The Thing About Being a Hired Creative Nobody Says Out Loud

Here's the thing about being a hired creative that nobody really says out loud. A lot of the images I make for clients, I feel almost nothing when I look at them.

Not because they're bad. They're good. The client is happy, the agency is happy, the images do exactly what they're supposed to do. But by the time I get there, I'm executing a vision someone else spent months, sometimes years, building. A mood board they already fell in love with before I ever got the call.

You're hired for your eye, sure. You're also hired to compromise it. There's give and take on every job, and most of the time I land somewhere pretty far from what I'd have made if it were just me and the subject.

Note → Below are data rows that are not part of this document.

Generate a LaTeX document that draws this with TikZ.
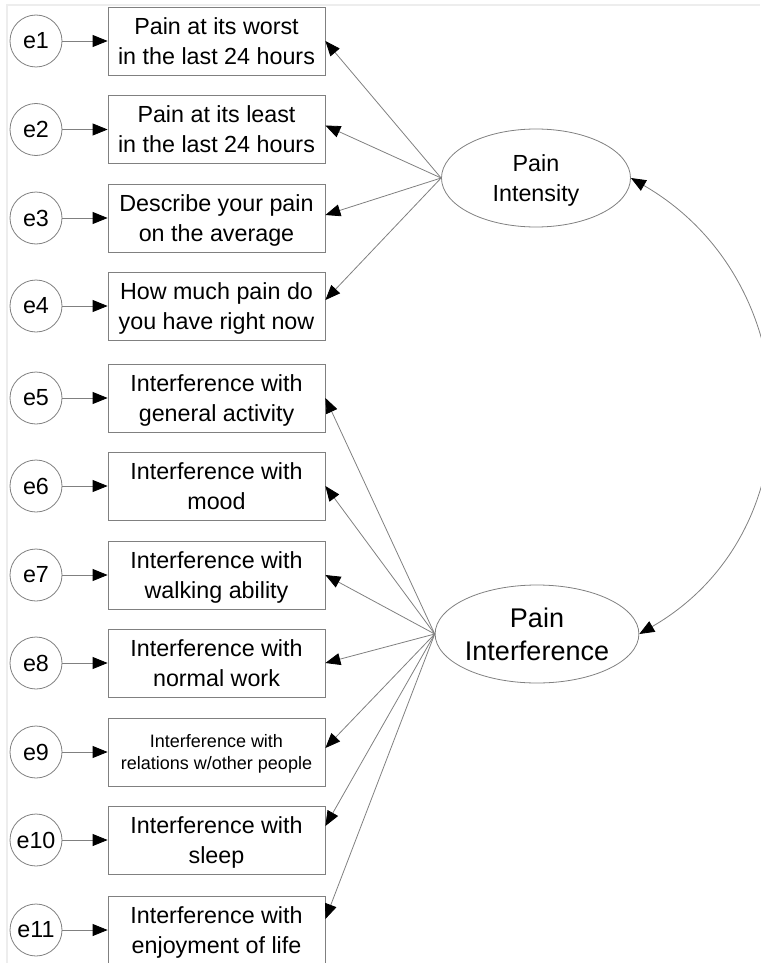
\documentclass[tikz,border=0pt]{standalone}
\usepackage{fontspec}
\setmainfont{Liberation Sans}
\usepackage{tikz}
\usetikzlibrary{arrows.meta}
\usetikzlibrary{shapes.geometric}
\newcommand{\itemfont}{\fontsize{23.3}{30}\selectfont}
\newcommand{\smallitemfont}{\fontsize{18}{22}\selectfont}
\newcommand{\latentfont}{\fontsize{27}{33}\selectfont}
\tikzset{
  errc/.style={circle, draw=black!50, line width=.8pt, minimum size=52pt, inner sep=0, font=\itemfont},
  itembox/.style={rectangle, draw=black!50, line width=.8pt, minimum width=217pt, minimum height=68pt,
    inner sep=0, align=center, text depth=0pt},
  latent/.style={ellipse, draw=black!50, line width=.8pt, minimum width=189pt, minimum height=98pt,
    inner sep=0, align=center, text depth=0pt},
  path/.style={draw=black!50, line width=.8pt, ->, >={Triangle[length=15pt,width=12pt,color=black]}}
}

\begin{document}
\begin{tikzpicture}[x=1pt, y=-1pt]
\useasboundingbox (0,0) rectangle (760,963);
\draw[black!7, line width=2pt] (7,963) -- (7,5) -- (760,5);
% indicators and their error terms
\foreach \i/\y/\ft/\txt in {
  1/41/\itemfont/{Pain at its worst\\in the last 24 hours},
  2/129.5/\itemfont/{Pain at its least\\in the last 24 hours},
  3/218/\itemfont/{Describe your pain\\on the average},
  4/306/\itemfont/{How much pain do\\you have right now},
  5/398/\itemfont/{Interference with\\general activity},
  6/486/\itemfont/{Interference with\\mood},
  7/575/\itemfont/{Interference with\\walking ability},
  8/663/\itemfont/{Interference with\\normal work},
  9/752/\smallitemfont/{Interference with\\relations w/other people},
  10/840/\itemfont/{Interference with\\sleep},
  11/930/\itemfont/{Interference with\\enjoyment of life}} {
 \node[errc] (e\i) at (36,\y) {e\i};
 \node[itembox, font=\ft] (b\i) at (216.5,\y) {\txt};
 \draw[path] (e\i) -- (b\i);
}
% latent factors
\node[latent, font=\itemfont] (pi) at (536,178) {Pain\\Intensity};
\node[latent, font=\latentfont] (pint) at (537,634) {Pain\\Interference};
\foreach \i/\s in {1/0,2/4,3/3,4/6}
 \draw[path] (pi.west) -- ([yshift=\s pt]b\i.east);
\foreach \i/\s in {5/0,6/0,7/0,8/0,9/4,10/14,11/11}
 \draw[path] (pint.west) -- ([yshift=\s pt]b\i.east);
% covariance
\draw[path, <->] (pi.east) to[out=-30, in=30, looseness=1.15] (pint.east);
\end{tikzpicture}
\end{document}
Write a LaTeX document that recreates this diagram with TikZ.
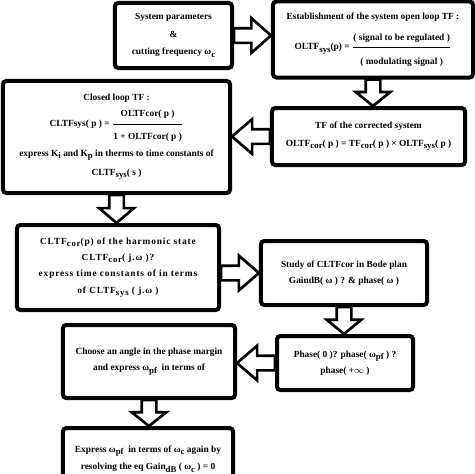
\documentclass[tikz,border=0pt]{standalone}
\usepackage{amsmath}
\usepackage{fontspec}
\setmainfont{Liberation Serif}
\usepackage{tikz}
\usetikzlibrary{calc}

\def\shaftw{0.22cm}
\def\headw{0.52cm}
\newcommand{\lowtxt}[1]{\raisebox{-2pt}{\fontsize{7.5}{8}\selectfont #1}}
\newcommand{\hollowarrow}[2]{%
   \path (#1) coordinate (ha-s) (#2) coordinate (ha-t);
   \path ($(ha-s)!0.47!(ha-t)$) coordinate (ha-h);
   \draw[arrowline] ($(ha-s)!\shaftw!90:(ha-t)$) -- ($(ha-h)!\shaftw!-90:(ha-s)$)
      -- ($(ha-h)!\headw!-90:(ha-s)$) -- (ha-t) -- ($(ha-h)!\headw!90:(ha-s)$)
      -- ($(ha-h)!\shaftw!90:(ha-s)$) -- ($(ha-s)!\shaftw!-90:(ha-t)$) -- cycle;
}

\begin{document}
\begin{tikzpicture}[x=0.03cm, y=-0.03cm,
   stepbox/.style={
      draw,
      line width = 0.12cm,
      rounded corners = 0.1cm,
      inner sep = 0pt,
      align = center,
      font = \bfseries\fontsize{8}{14}\selectfont
   },
   arrowline/.style={draw, line width = 0.08cm, line join = miter, fill = white}
   ]
   \useasboundingbox (0,0) rectangle (474,474);

   \node[stepbox, minimum width=3.51cm, minimum height=1.95cm] (par) at (173.5,35.5)
      {System parameters\\[1pt] \&\\[1pt] cutting frequency ω\lowtxt{c}};

   \node[stepbox, minimum width=6.0cm, minimum height=2.28cm] (olsys) at (373,39.5)
      {Establishment of the system open loop TF :\\[8pt]
       OLTF\lowtxt{sys}(p) = $\dfrac{\text{( signal to be regulated )}\rule[-5pt]{0pt}{12pt}}{\rule{0pt}{13pt}\text{( modulating signal )}}$};

   \node[stepbox, minimum width=6.81cm, minimum height=3.36cm] (clsys) at (116.5,137)
      {Closed loop TF :\\[5pt]
       CLTFsys( p ) = $\dfrac{\text{OLTFcor( p )}\rule[-5pt]{0pt}{11pt}}{\rule{0pt}{12pt}\text{1 + OLTFcor( p )}}$\\[6pt]
       express K\lowtxt{i} and K\lowtxt{p} in therms to time constants of\\[2pt]
       CLTF\lowtxt{sys}( s )};

   \node[stepbox, minimum width=5.79cm, minimum height=1.71cm] (corr) at (368.5,136.5)
      {TF of the corrected system\\[1pt]
       OLTF\lowtxt{cor}( p ) = TF\lowtxt{cor}( p ) × OLTF\lowtxt{sys}( p )};

   \node[stepbox, minimum width=6.06cm, minimum height=2.55cm] (harm) at (118,267.5)
      {\addfontfeatures{LetterSpace=9}CLTF\lowtxt{cor}(p) of the harmonic state\\
       \addfontfeatures{LetterSpace=9}CLTF\lowtxt{cor}( j.ω )?\\
       \addfontfeatures{LetterSpace=9}express time constants of in terms\\
       \addfontfeatures{LetterSpace=9}of CLTF\lowtxt{sys} ( j.ω )};

   \node[stepbox, minimum width=4.98cm, minimum height=1.92cm] (bode) at (344,273)
      {Study of CLTFcor in Bode plan\\
       GaindB( ω ) ? \& phase( ω )};

   \node[stepbox, minimum width=5.16cm, minimum height=2.19cm] (angle) at (149,361.5)
      {Choose an angle in the phase margin\\
       and express ω\lowtxt{pf}\ \ in terms of};

   \node[stepbox, minimum width=4.08cm, minimum height=1.62cm] (phase) at (345,363)
      {Phase( 0 )? phase( ω\lowtxt{pf} ) ?\\
       phase( +$\infty$ )};

   \node[stepbox, minimum width=5.1cm, minimum height=1.86cm] (gain) at (148,459)
      {Express ω\lowtxt{pf}\ \ in terms of ω\lowtxt{c} again by\\[1pt]
       resolving the eq Gain\lowtxt{dB} ( ω\lowtxt{c} ) = 0};

   \foreach \s/\t in {par.east/par.east -| olsys.west,
                      olsys.south/olsys.south |- corr.north,
                      corr.west/corr.west -| clsys.east,
                      clsys.south/clsys.south |- harm.north,
                      harm.east |- bode.west/bode.west,
                      bode.south/bode.south |- phase.north,
                      phase.west/phase.west -| angle.east,
                      angle.south/angle.south |- gain.north}
      {\hollowarrow{\s}{\t}}

\end{tikzpicture}
\end{document}
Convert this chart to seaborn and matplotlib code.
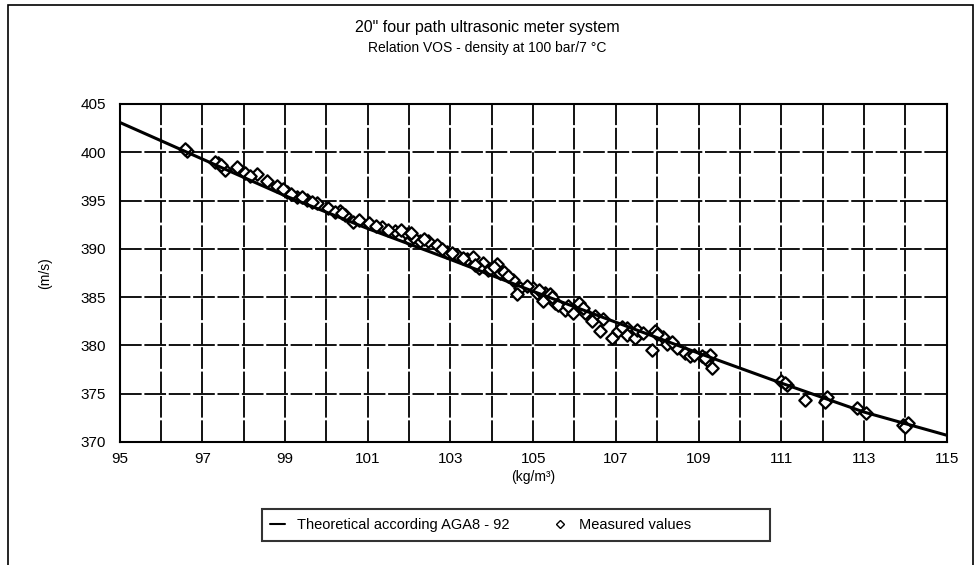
import matplotlib
matplotlib.use("Agg")
import matplotlib.pyplot as plt
import seaborn as sns
import pandas as pd
from matplotlib.lines import Line2D
from matplotlib.patches import Rectangle

# theoretical curve (AGA8-92), read at odd densities
theory_density = [95, 97, 99, 101, 103, 105, 107, 109, 111, 113, 115]
theory_vos = [403.1, 399.3, 395.5, 392.1, 388.9, 385.6, 382.4, 379.2, 376.1, 373.1, 370.7]

# measured values
meas_density = [96.62, 97.39, 97.55, 97.83, 98.03, 98.32, 98.56, 98.80, 99.04, 99.28,
                99.53, 99.77, 100.05, 100.33, 100.45, 100.65, 101.02, 101.34, 101.66, 101.94,
                102.02, 102.27, 102.47, 102.67, 102.91, 103.15, 103.39, 103.55, 103.80, 104.12,
                103.92, 104.20, 104.52, 104.68, 104.60, 105.00, 105.09, 105.29, 105.41, 105.25,
                105.53, 105.77, 106.05, 105.97, 106.25, 106.50, 106.42, 106.62, 106.90, 107.06,
                107.26, 107.26, 107.46, 107.50, 107.87, 107.95, 108.15, 108.23, 108.47, 108.67,
                108.79, 109.08, 109.20, 109.32, 109.28, 111.00, 111.13, 111.57, 112.08, 112.11,
                112.82, 113.05, 113.95, 114.07, 97.30, 99.15, 100.20, 101.50, 102.10, 103.70,
                104.30, 105.60, 106.10, 108.00,
                96.58, 97.45, 98.15, 98.95, 99.40, 99.65, 100.38, 100.80, 101.20, 101.80,
                102.05, 102.35, 102.80, 103.05, 103.30, 103.60, 103.95, 104.05, 104.40, 104.85,
                105.15, 105.45, 105.85, 106.20, 106.70, 107.15, 107.65, 108.35, 108.90, 109.15,
                111.08, 112.05, 113.98]
meas_vos = [400.1, 398.9, 398.2, 398.5, 397.8, 397.7, 397.0, 396.5, 395.9, 395.4,
            395.1, 394.7, 394.2, 393.9, 393.5, 392.8, 392.7, 392.3, 391.8, 391.5,
            390.9, 390.8, 390.8, 390.4, 389.7, 389.4, 388.9, 389.2, 388.5, 388.4,
            387.8, 387.5, 386.8, 385.9, 385.3, 385.9, 385.4, 385.4, 385.3, 384.6,
            384.4, 383.7, 384.0, 383.4, 383.4, 383.0, 382.5, 381.5, 380.8, 381.5,
            381.8, 381.1, 380.8, 381.6, 379.5, 381.5, 380.9, 380.1, 379.7, 379.2,
            378.9, 378.9, 378.5, 377.7, 379.0, 376.3, 375.9, 374.4, 374.4, 374.7,
            373.5, 373.0, 371.8, 372.0, 399.0, 395.7, 393.8, 392.0, 391.2, 388.0,
            387.6, 384.2, 384.4, 381.2,
            400.3, 398.7, 397.5, 396.2, 395.4, 394.9, 393.7, 393.0, 392.4, 391.9,
            391.6, 391.0, 390.0, 389.6, 389.1, 388.3, 387.9, 388.1, 387.2, 386.2,
            385.7, 385.0, 384.1, 383.9, 382.7, 381.9, 381.3, 380.4, 379.0, 378.7,
            376.1, 374.1, 371.6]

theory = pd.DataFrame({"density": theory_density, "vos": theory_vos})
measured = pd.DataFrame({"density": meas_density, "vos": meas_vos})

sns.set_style("white")
plt.rcParams["font.family"] = ["Liberation Sans", "DejaVu Sans"]
plt.rcParams["text.color"] = "black"
plt.rcParams["axes.labelcolor"] = "black"

fig = plt.figure(figsize=(9.75, 5.65), dpi=100)
ax = fig.add_axes([0.1226, 0.2177, 0.8484, 0.5983])

sns.scatterplot(data=measured, x="density", y="vos", ax=ax, marker="D", s=40,
                color="white", edgecolor="black", linewidth=1.6, zorder=3)
sns.lineplot(data=theory, x="density", y="vos", ax=ax, color="black", lw=2.2,
             zorder=4)

ax.set_xlim(95, 115)
ax.set_ylim(370, 405)
ax.set_xticks(range(95, 116, 2))
ax.set_xticks(range(96, 115, 2), minor=True)
ax.set_yticks(range(370, 406, 5))
ax.grid(True, which="both", color="black", lw=1.3, ls=(0, (12, 1.5)))
ax.set_axisbelow(True)
for s in ax.spines.values():
    s.set_color("black")
    s.set_linewidth(1.5)
ax.tick_params(axis="both", which="both", length=0, labelsize=11, colors="black")
ax.tick_params(axis="y", pad=10)
ax.tick_params(axis="x", pad=7)

ax.set_xlabel("(kg/m\u00b3)", fontsize=10, labelpad=3)
ax.set_ylabel("(m/s)", fontsize=10, labelpad=20)

fig.text(0.5, 0.943, "20\" four path ultrasonic meter system", ha="center", fontsize=11.5)
fig.text(0.5, 0.908, "Relation VOS - density at 100 bar/7 \u00b0C", ha="center", fontsize=10)

handles = [Line2D([0], [0], color="black", lw=1.5),
           Line2D([0], [0], marker="D", color="black", markerfacecolor="white",
                  markersize=4, lw=0)]
leg = fig.legend(handles, ["Theoretical according AGA8 - 92", "Measured values"],
                 loc="center", bbox_to_anchor=(0.529, 0.071), ncol=2, fontsize=10.5,
                 frameon=True, fancybox=False, shadow=False, handlelength=1.0,
                 handletextpad=0.8, columnspacing=3.0, borderpad=0.6,
                 borderaxespad=0)
leg.get_frame().set_edgecolor("black")
leg.get_frame().set_linewidth(1.5)
# reference legend box is wider, with blank space on the right
leg._legend_box.align = "left"
for t in leg.get_texts()[1:]:
    t.set_text(t.get_text() + "                 ")

# outer chart border
fig.patches.append(Rectangle((0.008, -0.02), 0.99, 1.011, transform=fig.transFigure,
                             fill=False, edgecolor="black", lw=1.2))

fig.savefig("out.png", dpi=100, facecolor="white")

That isn't a complaint. It's the job. And what I love most about being on set isn't the final frame anyway. It's the calibration. Getting a room full of creatives moving in the same direction, making something out of nothing. That's the part that lights me up.

But it's also exactly why personal work and testing aren't optional for me. If all I ever do is execute other people's visions, I lose track of my own. The work I make for nobody, on my own time, no mood board, no sign-off, is what keeps my voice mine.

If you're a working creative who feels disconnected from your own portfolio, that isn't a sign something is wrong with you. It might just mean you haven't made anything for yourself in a while. Go make something nobody has to approve. That's the whole point.